Stated goal
Copy nothing but the part that opens with the line containing "Convert this chart to Altair code." and closes with the line containing "box_line_eff = [0.8234, 0.790]". Do not include pictures.

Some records
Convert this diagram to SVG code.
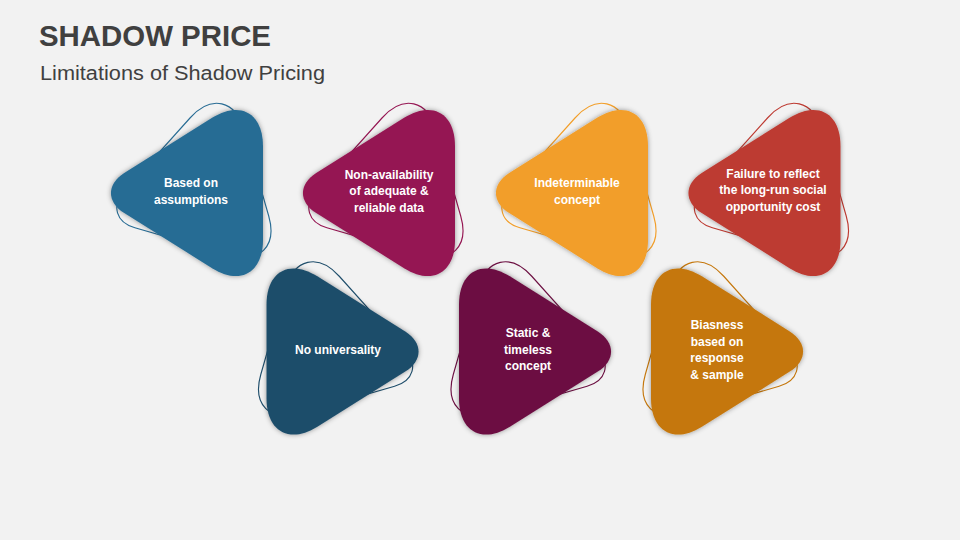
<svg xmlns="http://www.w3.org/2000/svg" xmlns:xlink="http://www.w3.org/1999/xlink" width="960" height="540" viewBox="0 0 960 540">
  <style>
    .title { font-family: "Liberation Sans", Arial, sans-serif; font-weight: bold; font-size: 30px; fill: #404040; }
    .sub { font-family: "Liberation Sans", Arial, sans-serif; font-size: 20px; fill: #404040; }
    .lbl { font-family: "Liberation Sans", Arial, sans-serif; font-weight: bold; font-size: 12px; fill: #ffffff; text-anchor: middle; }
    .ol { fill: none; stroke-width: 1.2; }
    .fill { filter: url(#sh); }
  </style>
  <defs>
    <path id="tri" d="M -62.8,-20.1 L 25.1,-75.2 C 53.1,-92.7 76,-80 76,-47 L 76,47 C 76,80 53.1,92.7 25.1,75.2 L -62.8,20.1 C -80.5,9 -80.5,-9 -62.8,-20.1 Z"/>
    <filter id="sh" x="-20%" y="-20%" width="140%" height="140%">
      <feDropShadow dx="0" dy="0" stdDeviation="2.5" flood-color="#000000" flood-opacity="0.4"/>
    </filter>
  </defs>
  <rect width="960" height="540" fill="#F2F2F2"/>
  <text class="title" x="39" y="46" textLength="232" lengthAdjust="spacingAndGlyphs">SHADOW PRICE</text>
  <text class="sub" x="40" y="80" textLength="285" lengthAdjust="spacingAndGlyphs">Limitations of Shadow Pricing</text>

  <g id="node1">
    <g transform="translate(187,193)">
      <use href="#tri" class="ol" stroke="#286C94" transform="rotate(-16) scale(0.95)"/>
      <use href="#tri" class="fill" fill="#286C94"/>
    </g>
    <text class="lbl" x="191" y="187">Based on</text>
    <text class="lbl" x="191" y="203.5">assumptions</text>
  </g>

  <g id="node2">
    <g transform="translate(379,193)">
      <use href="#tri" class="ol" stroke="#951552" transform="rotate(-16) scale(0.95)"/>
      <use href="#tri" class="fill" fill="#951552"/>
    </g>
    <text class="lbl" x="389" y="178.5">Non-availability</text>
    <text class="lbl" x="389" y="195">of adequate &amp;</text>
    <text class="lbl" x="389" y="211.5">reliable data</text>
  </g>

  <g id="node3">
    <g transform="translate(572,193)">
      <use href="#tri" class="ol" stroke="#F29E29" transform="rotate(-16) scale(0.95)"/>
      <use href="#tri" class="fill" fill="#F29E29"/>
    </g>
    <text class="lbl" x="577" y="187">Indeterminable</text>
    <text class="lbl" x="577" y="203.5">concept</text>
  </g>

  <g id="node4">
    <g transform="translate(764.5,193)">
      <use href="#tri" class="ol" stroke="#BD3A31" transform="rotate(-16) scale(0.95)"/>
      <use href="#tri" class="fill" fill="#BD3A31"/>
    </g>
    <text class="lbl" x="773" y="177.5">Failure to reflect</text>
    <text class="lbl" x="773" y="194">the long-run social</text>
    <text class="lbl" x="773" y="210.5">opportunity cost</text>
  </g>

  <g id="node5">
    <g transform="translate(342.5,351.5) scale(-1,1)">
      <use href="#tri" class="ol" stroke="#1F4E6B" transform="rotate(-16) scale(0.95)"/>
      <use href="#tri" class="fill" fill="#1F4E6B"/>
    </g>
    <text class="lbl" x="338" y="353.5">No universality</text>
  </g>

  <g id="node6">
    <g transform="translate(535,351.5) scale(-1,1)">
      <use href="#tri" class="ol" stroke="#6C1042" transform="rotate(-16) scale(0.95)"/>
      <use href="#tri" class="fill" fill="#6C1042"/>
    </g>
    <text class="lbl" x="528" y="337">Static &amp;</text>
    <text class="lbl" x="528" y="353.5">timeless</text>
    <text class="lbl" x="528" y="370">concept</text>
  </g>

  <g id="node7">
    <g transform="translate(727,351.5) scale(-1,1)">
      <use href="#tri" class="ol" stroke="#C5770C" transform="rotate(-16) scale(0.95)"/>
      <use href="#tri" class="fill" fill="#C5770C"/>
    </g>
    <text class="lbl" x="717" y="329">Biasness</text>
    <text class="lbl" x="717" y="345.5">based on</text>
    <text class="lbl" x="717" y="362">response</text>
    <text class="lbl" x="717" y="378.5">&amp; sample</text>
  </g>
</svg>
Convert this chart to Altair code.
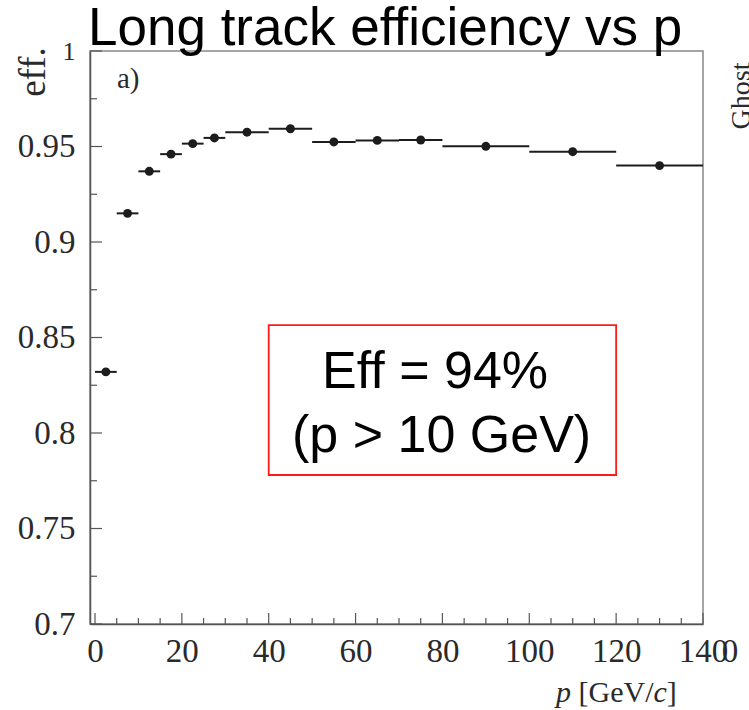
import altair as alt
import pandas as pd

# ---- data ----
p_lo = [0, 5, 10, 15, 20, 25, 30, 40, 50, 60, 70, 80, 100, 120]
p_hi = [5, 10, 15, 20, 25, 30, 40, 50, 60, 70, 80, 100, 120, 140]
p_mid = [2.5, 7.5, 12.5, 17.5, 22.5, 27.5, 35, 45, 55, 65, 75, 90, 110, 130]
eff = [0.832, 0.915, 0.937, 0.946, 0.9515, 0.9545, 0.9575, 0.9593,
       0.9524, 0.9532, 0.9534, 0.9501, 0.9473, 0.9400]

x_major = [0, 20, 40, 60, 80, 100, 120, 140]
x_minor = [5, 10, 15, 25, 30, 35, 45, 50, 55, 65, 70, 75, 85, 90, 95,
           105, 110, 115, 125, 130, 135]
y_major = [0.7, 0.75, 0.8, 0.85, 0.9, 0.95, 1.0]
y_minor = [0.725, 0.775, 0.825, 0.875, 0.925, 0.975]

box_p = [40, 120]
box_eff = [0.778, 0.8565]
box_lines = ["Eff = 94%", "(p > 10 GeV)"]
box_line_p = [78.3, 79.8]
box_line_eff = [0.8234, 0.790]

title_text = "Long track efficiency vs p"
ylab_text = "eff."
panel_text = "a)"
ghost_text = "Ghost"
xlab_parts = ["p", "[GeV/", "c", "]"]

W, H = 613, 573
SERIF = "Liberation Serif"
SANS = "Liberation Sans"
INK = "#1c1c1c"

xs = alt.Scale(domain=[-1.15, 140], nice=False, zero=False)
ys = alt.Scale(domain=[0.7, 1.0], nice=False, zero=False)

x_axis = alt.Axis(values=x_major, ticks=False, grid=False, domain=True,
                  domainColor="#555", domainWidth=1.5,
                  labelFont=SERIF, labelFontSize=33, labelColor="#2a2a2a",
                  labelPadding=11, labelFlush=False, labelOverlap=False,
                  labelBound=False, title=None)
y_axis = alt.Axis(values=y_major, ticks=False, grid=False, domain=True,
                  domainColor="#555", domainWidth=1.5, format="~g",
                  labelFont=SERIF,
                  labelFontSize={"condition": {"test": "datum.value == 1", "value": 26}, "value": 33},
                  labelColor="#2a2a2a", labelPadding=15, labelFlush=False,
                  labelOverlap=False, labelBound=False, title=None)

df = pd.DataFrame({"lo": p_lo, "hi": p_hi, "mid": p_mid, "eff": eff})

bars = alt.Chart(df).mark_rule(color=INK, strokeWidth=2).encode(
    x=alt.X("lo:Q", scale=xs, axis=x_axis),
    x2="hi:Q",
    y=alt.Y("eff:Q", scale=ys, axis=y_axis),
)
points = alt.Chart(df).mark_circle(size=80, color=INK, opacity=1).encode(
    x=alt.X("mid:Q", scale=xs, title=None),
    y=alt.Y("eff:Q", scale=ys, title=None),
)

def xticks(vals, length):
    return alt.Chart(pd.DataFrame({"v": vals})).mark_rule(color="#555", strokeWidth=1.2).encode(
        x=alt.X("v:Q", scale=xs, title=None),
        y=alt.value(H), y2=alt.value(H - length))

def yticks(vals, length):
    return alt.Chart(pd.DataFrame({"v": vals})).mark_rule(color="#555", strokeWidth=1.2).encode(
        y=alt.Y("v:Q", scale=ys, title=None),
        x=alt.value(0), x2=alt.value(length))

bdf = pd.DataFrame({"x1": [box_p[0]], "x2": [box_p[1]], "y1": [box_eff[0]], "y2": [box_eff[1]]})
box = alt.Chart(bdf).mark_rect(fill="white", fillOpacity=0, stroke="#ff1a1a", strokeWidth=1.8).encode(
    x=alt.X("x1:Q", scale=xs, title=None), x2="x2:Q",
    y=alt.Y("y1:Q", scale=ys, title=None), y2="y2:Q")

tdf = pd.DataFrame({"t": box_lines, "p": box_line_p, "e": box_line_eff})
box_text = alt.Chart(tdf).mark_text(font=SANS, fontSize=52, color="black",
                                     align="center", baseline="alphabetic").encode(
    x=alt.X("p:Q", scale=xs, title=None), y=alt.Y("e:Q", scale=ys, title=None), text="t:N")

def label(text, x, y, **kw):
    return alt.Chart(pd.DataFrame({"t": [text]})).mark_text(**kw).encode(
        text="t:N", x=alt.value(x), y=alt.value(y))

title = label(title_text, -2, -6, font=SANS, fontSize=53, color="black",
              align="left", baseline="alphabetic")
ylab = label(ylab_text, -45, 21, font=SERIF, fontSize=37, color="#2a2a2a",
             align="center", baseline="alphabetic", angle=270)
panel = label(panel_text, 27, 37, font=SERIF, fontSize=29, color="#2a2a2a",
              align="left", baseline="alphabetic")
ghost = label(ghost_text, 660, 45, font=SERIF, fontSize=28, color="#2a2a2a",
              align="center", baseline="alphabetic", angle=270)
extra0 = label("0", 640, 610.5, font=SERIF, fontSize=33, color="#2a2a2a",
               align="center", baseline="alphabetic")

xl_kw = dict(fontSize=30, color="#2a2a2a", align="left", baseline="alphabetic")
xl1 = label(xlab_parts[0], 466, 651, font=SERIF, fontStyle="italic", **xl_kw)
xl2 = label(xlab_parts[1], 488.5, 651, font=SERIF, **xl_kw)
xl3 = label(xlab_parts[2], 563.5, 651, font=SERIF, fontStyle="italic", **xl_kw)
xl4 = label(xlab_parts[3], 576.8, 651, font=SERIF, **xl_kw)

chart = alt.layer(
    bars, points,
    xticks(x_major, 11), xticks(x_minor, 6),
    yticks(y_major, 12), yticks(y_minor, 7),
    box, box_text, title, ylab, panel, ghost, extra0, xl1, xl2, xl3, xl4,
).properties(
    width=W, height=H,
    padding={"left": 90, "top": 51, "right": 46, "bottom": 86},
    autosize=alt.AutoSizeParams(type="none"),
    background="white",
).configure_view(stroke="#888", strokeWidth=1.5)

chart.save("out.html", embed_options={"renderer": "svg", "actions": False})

The solution
Convert this chart to Altair code.
import altair as alt
import pandas as pd

# ---- data ----
p_lo = [0, 5, 10, 15, 20, 25, 30, 40, 50, 60, 70, 80, 100, 120]
p_hi = [5, 10, 15, 20, 25, 30, 40, 50, 60, 70, 80, 100, 120, 140]
p_mid = [2.5, 7.5, 12.5, 17.5, 22.5, 27.5, 35, 45, 55, 65, 75, 90, 110, 130]
eff = [0.832, 0.915, 0.937, 0.946, 0.9515, 0.9545, 0.9575, 0.9593,
       0.9524, 0.9532, 0.9534, 0.9501, 0.9473, 0.9400]

x_major = [0, 20, 40, 60, 80, 100, 120, 140]
x_minor = [5, 10, 15, 25, 30, 35, 45, 50, 55, 65, 70, 75, 85, 90, 95,
           105, 110, 115, 125, 130, 135]
y_major = [0.7, 0.75, 0.8, 0.85, 0.9, 0.95, 1.0]
y_minor = [0.725, 0.775, 0.825, 0.875, 0.925, 0.975]

box_p = [40, 120]
box_eff = [0.778, 0.8565]
box_lines = ["Eff = 94%", "(p > 10 GeV)"]
box_line_p = [78.3, 79.8]
box_line_eff = [0.8234, 0.790]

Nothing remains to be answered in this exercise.